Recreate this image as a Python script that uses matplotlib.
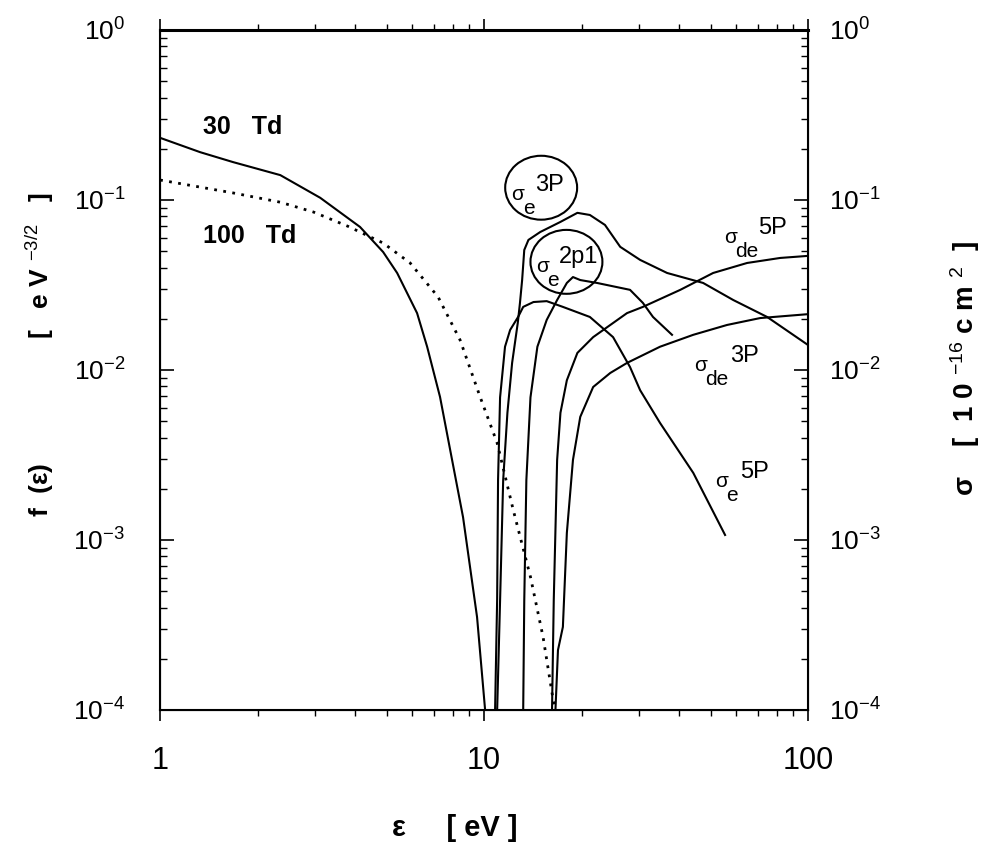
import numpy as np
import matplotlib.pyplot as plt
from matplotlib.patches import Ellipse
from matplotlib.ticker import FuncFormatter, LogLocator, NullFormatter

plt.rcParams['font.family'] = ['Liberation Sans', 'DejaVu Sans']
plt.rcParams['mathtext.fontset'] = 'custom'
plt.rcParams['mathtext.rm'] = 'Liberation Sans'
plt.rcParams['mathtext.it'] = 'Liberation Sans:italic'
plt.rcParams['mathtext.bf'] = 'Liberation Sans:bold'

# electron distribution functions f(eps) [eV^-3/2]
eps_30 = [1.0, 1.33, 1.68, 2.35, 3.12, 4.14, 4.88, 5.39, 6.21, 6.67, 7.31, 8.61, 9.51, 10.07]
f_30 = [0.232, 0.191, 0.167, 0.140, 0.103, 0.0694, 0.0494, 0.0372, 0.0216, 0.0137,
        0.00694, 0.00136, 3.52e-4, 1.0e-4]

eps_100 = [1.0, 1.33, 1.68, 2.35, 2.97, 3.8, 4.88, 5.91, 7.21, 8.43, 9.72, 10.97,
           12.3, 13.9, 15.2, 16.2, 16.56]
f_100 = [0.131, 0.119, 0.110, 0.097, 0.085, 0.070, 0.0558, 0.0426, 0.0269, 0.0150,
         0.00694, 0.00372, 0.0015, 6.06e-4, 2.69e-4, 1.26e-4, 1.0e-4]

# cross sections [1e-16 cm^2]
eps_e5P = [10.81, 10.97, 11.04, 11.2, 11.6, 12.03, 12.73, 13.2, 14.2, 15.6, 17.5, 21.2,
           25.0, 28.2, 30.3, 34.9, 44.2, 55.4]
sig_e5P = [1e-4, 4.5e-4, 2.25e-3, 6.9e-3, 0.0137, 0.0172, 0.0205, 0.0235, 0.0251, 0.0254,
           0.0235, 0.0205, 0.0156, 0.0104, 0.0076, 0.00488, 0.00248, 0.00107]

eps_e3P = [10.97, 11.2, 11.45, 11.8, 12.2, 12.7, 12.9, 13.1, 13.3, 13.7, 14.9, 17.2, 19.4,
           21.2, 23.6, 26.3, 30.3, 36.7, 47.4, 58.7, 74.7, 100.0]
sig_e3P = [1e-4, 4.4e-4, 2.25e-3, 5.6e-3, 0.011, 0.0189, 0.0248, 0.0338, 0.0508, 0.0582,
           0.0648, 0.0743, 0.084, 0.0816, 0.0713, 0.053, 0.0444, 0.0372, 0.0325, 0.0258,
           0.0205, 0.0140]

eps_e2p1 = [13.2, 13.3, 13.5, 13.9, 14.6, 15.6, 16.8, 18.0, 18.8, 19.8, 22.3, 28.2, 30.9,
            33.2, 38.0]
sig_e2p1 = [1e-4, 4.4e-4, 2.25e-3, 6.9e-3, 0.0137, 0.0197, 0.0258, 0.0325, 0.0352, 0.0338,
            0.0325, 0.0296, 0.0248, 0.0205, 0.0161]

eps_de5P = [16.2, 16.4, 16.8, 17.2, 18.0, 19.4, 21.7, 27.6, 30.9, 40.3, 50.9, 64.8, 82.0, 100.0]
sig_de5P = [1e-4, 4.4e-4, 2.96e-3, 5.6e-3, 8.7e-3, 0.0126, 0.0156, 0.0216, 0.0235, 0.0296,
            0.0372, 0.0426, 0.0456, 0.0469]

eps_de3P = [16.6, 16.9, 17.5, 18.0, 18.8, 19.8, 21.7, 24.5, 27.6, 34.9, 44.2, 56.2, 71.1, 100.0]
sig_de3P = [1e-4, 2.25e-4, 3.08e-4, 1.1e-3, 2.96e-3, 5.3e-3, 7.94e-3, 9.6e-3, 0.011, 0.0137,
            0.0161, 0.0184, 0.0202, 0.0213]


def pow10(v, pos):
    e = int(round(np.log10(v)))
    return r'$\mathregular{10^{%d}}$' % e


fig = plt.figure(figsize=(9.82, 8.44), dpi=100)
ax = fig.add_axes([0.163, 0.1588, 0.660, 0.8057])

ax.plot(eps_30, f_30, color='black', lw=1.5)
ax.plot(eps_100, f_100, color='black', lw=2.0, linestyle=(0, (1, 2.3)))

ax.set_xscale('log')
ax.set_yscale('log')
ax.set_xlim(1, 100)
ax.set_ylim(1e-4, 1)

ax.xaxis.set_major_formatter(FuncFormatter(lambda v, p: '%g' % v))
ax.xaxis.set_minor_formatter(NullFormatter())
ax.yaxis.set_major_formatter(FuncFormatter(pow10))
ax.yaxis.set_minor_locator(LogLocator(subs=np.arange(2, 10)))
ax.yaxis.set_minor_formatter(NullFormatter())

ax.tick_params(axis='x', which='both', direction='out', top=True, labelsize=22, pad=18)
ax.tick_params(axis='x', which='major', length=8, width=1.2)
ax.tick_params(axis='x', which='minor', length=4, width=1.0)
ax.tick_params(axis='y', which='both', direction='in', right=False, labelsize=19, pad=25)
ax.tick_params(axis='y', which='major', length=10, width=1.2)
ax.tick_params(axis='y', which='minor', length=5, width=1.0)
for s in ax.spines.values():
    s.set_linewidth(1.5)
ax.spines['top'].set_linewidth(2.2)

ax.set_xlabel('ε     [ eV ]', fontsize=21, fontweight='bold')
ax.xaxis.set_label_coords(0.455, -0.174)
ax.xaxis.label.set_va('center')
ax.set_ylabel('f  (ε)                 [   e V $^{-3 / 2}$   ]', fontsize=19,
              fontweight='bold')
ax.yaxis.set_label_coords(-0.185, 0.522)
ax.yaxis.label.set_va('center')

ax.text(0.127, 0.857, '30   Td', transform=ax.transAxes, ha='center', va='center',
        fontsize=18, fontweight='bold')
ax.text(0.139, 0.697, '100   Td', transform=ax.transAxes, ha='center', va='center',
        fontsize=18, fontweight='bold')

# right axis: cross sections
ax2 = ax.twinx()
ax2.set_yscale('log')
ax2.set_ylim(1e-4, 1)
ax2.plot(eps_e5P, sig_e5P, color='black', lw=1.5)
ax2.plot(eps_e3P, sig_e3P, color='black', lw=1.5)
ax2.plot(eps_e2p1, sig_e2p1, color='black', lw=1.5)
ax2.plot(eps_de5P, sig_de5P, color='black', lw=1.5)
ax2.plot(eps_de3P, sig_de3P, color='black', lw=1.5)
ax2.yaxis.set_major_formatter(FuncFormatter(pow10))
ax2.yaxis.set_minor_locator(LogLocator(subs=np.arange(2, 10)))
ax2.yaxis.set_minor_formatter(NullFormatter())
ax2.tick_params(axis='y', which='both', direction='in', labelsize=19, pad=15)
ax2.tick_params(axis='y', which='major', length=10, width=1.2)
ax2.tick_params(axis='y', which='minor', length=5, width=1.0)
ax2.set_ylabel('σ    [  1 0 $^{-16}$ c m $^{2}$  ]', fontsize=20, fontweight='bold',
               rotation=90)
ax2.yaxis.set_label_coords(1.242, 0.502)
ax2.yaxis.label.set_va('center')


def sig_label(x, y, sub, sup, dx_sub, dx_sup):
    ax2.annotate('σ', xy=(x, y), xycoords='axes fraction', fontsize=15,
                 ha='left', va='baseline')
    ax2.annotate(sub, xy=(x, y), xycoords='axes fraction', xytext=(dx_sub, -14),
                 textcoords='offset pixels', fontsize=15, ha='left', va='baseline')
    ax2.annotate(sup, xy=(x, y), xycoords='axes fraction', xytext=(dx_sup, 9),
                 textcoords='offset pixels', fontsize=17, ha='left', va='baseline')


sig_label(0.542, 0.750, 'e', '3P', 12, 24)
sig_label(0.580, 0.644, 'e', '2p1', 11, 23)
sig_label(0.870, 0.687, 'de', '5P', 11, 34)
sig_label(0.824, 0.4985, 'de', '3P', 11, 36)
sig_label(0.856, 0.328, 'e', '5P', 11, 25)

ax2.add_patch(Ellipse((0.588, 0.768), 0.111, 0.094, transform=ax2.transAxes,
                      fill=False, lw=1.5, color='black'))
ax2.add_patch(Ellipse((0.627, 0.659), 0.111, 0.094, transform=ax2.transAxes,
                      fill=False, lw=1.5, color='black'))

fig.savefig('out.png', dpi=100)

...

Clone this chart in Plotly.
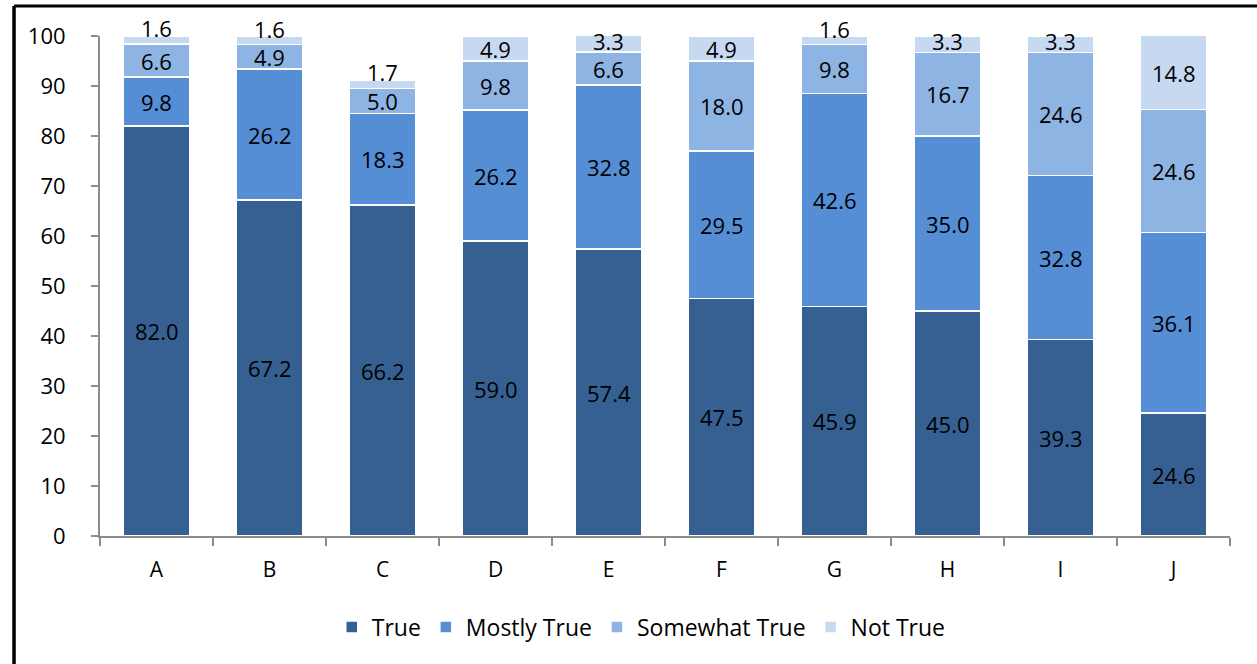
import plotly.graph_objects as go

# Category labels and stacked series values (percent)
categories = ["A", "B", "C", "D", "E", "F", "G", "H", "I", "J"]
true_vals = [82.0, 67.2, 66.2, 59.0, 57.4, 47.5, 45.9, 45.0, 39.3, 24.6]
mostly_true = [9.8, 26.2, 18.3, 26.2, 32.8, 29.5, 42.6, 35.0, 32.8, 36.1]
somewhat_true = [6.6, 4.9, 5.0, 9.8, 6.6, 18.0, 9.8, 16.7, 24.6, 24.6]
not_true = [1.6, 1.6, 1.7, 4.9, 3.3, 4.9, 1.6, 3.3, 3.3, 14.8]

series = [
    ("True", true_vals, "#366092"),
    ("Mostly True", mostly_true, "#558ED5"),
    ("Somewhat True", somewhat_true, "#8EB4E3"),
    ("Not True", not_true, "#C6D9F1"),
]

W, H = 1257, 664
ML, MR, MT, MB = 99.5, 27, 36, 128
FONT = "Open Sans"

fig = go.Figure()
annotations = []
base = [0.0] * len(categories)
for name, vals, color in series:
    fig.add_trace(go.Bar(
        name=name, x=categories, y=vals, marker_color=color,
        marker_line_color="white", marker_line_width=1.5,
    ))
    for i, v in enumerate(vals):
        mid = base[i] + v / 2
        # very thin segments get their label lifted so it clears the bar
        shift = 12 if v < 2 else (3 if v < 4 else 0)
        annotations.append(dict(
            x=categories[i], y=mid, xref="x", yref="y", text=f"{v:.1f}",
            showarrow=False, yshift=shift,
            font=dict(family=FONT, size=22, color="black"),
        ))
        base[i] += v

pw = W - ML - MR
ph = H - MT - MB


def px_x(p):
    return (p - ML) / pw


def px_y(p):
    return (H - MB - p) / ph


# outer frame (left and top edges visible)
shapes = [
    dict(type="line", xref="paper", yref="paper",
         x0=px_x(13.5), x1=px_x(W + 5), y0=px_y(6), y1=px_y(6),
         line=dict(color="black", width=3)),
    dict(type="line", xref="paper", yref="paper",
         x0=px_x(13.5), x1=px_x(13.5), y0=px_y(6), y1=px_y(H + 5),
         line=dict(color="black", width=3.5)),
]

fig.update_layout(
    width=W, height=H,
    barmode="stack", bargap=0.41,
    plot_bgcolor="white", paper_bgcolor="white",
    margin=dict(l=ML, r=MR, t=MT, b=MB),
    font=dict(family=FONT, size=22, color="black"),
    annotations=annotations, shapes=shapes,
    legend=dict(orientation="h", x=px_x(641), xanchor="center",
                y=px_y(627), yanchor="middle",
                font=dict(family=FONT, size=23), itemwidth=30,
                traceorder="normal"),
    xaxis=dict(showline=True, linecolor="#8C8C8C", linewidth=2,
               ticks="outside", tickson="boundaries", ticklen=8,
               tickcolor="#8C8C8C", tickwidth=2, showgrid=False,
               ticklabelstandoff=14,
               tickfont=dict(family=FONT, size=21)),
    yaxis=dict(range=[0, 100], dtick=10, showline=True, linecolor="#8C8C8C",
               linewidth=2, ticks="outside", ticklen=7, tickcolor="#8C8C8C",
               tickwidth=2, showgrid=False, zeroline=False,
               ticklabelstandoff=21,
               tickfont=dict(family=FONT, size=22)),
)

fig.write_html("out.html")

---

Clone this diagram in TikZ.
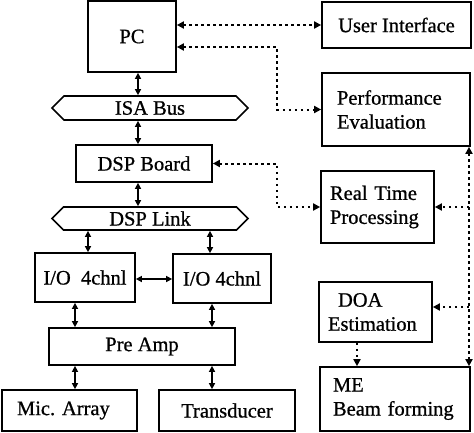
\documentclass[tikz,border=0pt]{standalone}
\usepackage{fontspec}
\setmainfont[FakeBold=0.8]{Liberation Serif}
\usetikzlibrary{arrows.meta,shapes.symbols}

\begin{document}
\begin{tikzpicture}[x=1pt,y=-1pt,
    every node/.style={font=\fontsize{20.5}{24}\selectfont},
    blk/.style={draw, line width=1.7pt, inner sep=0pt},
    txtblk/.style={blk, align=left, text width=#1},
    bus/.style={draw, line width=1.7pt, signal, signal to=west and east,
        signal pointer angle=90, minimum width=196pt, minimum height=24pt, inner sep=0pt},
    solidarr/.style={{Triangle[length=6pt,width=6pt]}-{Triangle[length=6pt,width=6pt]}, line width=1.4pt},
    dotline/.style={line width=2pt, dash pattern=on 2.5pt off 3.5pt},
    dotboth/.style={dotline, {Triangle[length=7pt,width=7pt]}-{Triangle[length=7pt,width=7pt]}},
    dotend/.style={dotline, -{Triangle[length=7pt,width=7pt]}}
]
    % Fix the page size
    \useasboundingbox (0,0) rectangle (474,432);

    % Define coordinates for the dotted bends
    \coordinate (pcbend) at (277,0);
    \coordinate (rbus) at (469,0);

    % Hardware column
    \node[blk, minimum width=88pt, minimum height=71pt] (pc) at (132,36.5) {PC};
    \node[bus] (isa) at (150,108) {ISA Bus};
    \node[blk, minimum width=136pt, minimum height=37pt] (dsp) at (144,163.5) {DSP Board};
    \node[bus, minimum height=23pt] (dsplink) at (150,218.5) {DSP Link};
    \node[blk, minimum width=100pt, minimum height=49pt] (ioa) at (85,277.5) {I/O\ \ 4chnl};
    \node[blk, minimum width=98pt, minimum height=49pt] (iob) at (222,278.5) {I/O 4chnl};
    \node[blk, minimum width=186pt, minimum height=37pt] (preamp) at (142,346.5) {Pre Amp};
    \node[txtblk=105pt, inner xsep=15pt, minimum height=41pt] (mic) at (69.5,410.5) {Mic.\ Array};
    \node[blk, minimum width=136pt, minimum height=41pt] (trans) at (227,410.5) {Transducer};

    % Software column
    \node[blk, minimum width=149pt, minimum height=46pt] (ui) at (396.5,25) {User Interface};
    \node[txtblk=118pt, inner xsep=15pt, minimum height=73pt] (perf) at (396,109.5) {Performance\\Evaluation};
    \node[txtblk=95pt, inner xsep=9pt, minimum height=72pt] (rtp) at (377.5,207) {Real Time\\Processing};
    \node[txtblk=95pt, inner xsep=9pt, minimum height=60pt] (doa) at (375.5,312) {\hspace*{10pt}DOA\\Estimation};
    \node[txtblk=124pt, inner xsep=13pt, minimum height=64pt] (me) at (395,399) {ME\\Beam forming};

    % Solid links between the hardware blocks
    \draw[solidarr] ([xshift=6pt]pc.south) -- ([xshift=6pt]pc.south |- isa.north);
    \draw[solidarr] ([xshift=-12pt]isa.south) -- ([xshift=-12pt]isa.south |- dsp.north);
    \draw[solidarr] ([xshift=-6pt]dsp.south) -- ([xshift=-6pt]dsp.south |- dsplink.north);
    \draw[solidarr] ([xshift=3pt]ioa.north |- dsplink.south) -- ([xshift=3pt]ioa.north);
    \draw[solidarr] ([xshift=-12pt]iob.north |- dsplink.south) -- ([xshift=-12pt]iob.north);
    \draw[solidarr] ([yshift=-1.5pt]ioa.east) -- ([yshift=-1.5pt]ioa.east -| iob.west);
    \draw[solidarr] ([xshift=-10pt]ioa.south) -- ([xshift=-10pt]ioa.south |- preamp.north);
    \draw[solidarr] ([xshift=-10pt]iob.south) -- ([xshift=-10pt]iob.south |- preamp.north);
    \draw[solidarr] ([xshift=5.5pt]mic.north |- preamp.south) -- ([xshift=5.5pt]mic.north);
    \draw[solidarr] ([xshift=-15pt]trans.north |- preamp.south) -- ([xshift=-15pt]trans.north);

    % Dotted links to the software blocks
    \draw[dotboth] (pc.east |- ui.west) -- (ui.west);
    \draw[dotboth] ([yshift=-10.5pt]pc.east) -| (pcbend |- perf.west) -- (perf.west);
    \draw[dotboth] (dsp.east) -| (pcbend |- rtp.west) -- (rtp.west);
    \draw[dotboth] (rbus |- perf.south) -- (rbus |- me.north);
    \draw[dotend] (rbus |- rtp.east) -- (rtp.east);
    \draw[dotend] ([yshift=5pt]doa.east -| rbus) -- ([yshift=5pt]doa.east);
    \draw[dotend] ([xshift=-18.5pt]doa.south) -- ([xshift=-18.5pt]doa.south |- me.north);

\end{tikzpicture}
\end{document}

(The exercise)
Report all lines of the data above that include the string "Clone".

(Exercise result)
Clone this chart in Plotly.
Clone this diagram in TikZ.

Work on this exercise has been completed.